** Objective **
Reproduce exactly, with no pictures, each line from the opening of the material down through the line containing "ci_high = [2.40, 3.28, 4.83]".

· · · ·

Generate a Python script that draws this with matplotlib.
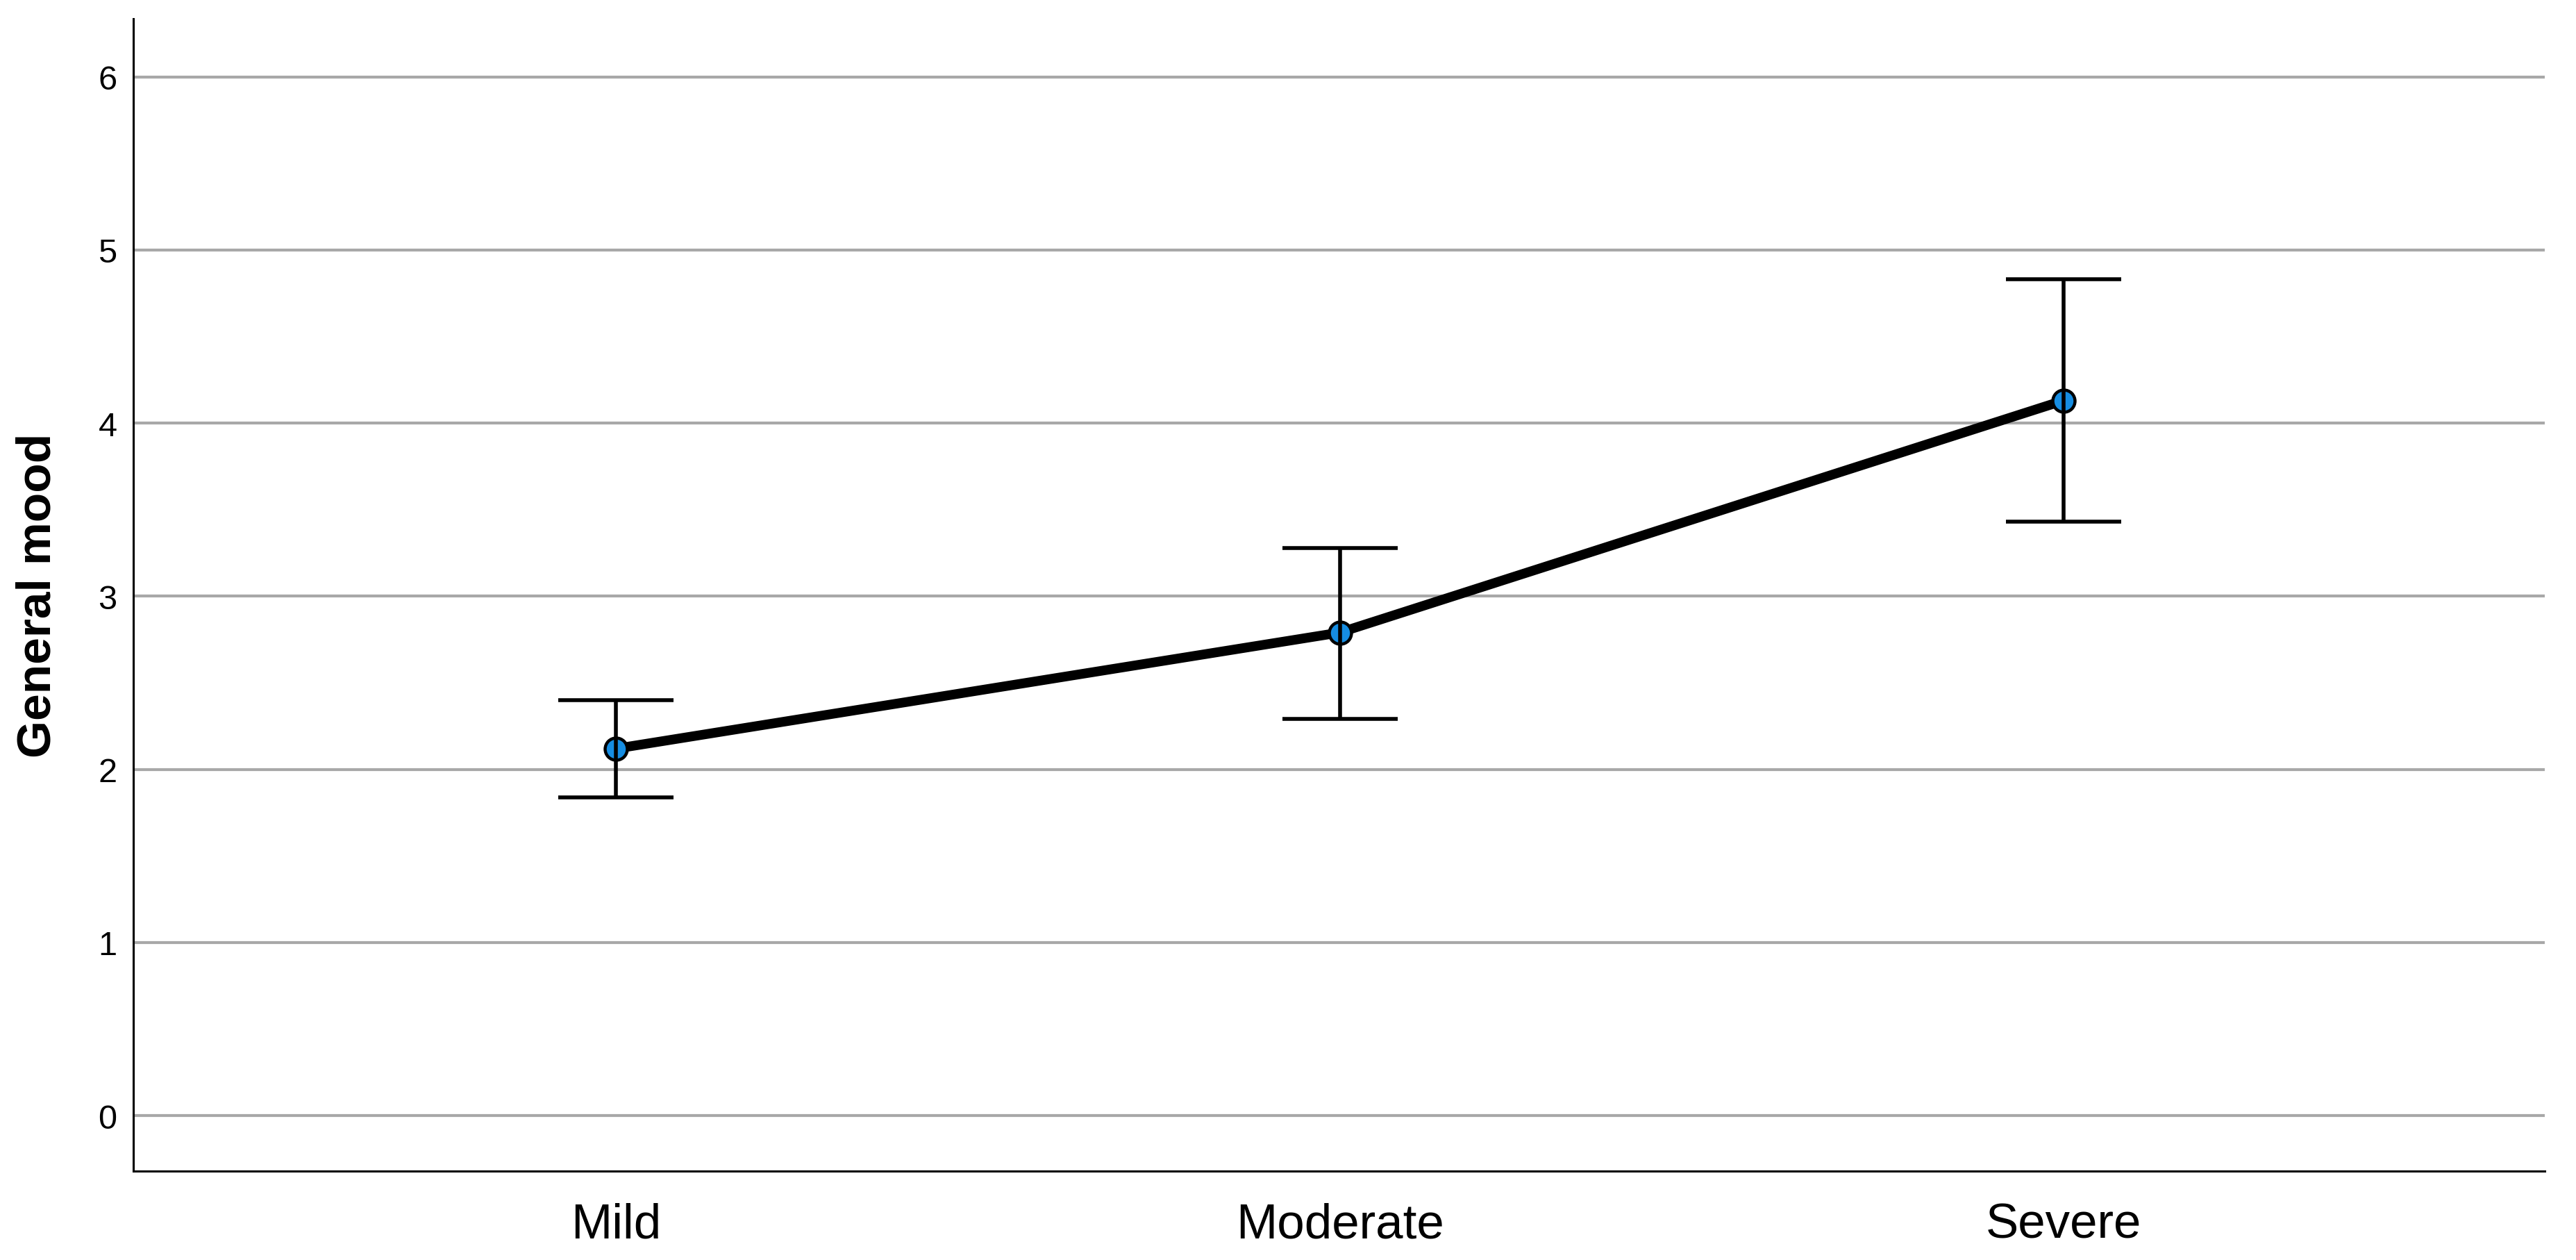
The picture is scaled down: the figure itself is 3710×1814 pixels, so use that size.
import numpy as np
import matplotlib.pyplot as plt

plt.rcParams['font.family'] = ['Liberation Sans', 'DejaVu Sans']

categories = ['Mild', 'Moderate', 'Severe']
means = [2.12, 2.79, 4.13]
ci_low = [1.84, 2.29, 3.43]
ci_high = [2.40, 3.28, 4.83]

x = np.arange(len(categories))
means = np.array(means)
yerr = [means - np.array(ci_low), np.array(ci_high) - means]

fig = plt.figure(figsize=(18.55, 9.075), dpi=200)
ax = fig.add_axes([192 / 3710, 1 - 1687 / 1815, (3665 - 192) / 3710, (1687 - 28) / 1815])

# grid behind everything
ax.set_axisbelow(True)
ax.yaxis.grid(True, color='#a8a8a8', linewidth=1.5)

ax.plot(x, means, color='black', linewidth=5.0, zorder=2, solid_capstyle='butt')
ax.scatter(x, means, s=11.5 ** 2, color='#168de2', edgecolor='black', linewidth=1.6, zorder=3)
ax.errorbar(x, means, yerr=yerr, fmt='none', ecolor='black', elinewidth=2.0,
            capsize=30, capthick=2.0, zorder=4)

ax.set_xlim(-0.667, 2.665)
ax.set_ylim(-0.32, 6.335)
ax.set_xticks(x)
ax.set_xticklabels(categories)
ax.set_yticks(range(0, 7))

ax.tick_params(axis='x', length=0, labelsize=25.5, pad=16)
ax.tick_params(axis='y', length=0, labelsize=17.5, pad=8.5)

for side in ['top', 'right']:
    ax.spines[side].set_visible(False)
for side in ['left', 'bottom']:
    ax.spines[side].set_linewidth(1.1)
    ax.spines[side].set_color('black')

ax.set_ylabel('General mood', fontsize=25, fontweight='bold')
ax.yaxis.set_label_coords(-0.0305, 0.5)

fig.savefig('out.png', dpi=200)
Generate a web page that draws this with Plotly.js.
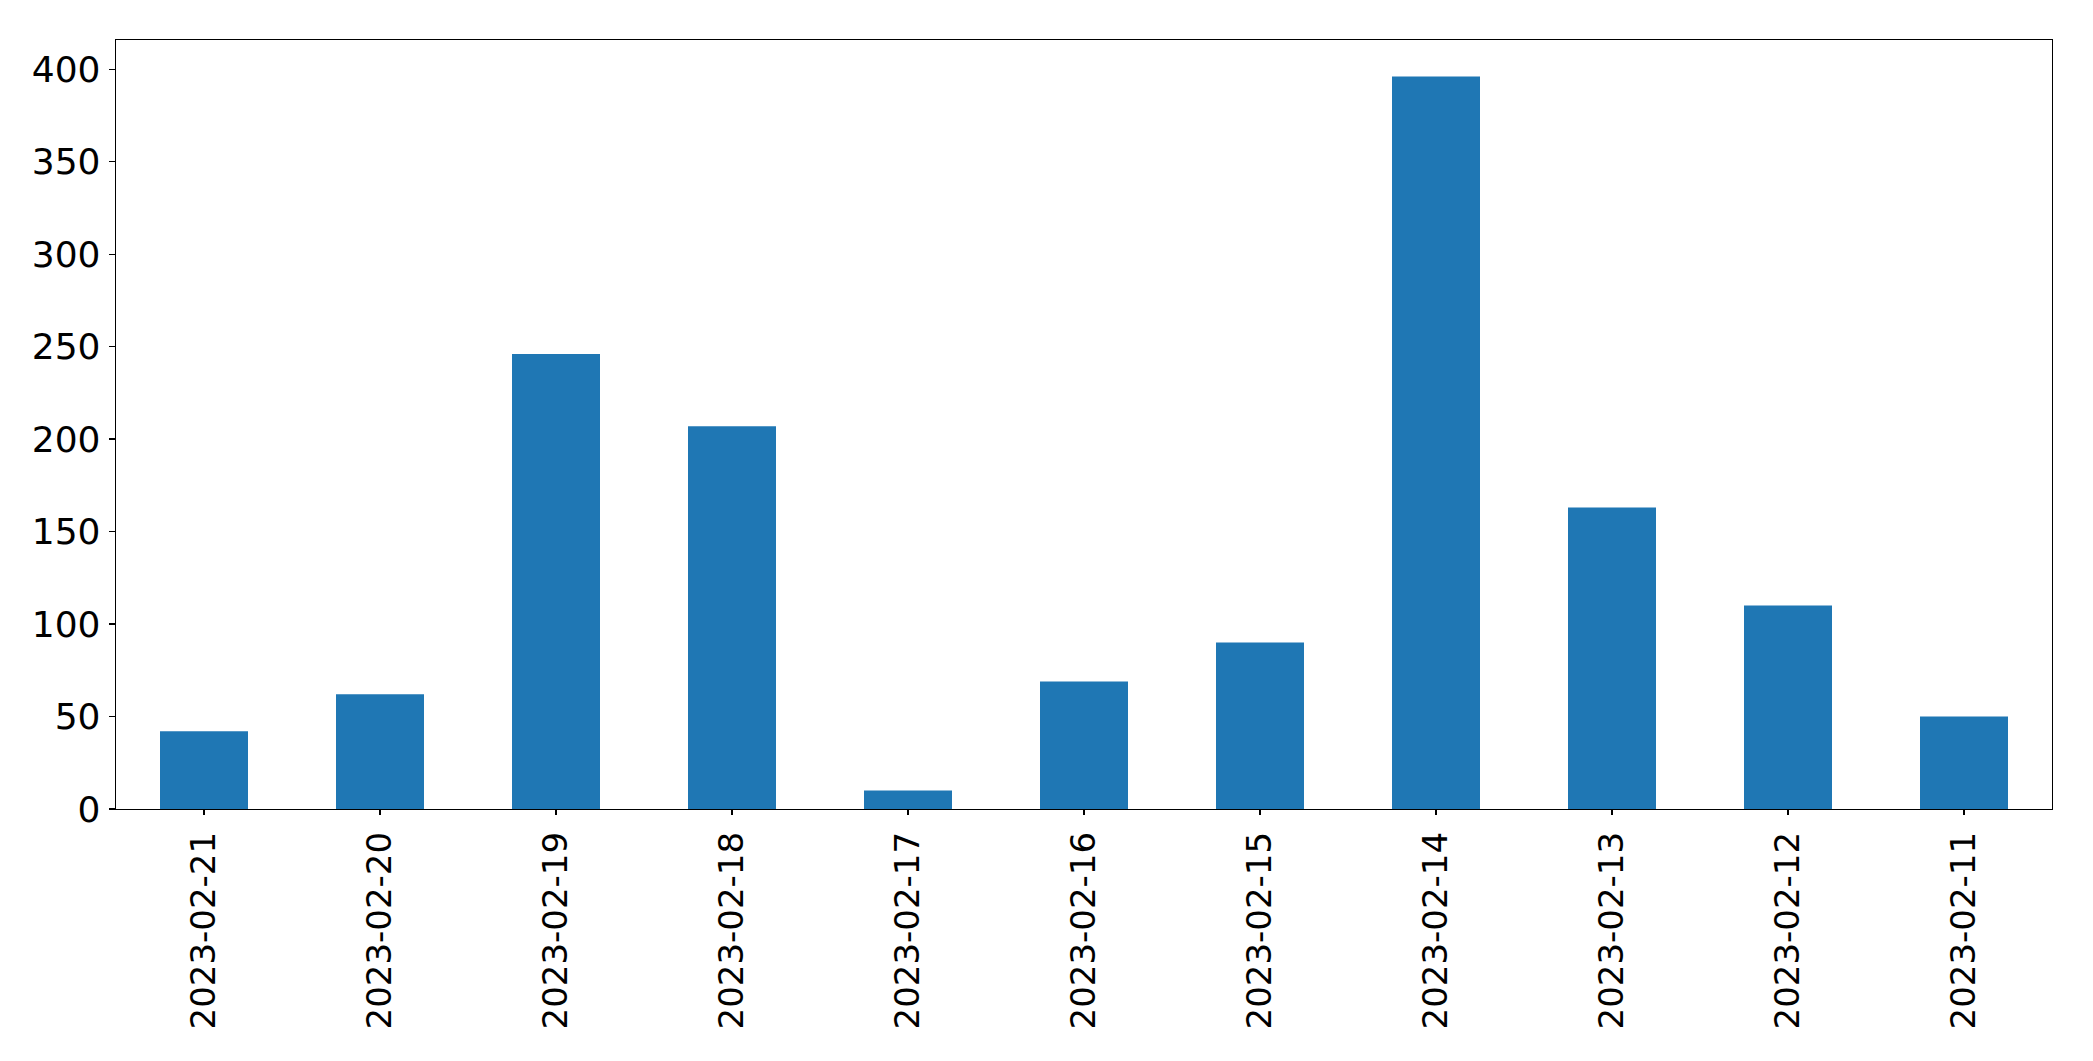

· · · ·

** Solution for this problem **
Generate a Python script that draws this with matplotlib.
The picture is scaled down: the figure itself is 3710×1814 pixels, so use that size.
import numpy as np
import matplotlib.pyplot as plt

plt.rcParams['font.family'] = ['Liberation Sans', 'DejaVu Sans']

categories = ['Mild', 'Moderate', 'Severe']
means = [2.12, 2.79, 4.13]
ci_low = [1.84, 2.29, 3.43]
ci_high = [2.40, 3.28, 4.83]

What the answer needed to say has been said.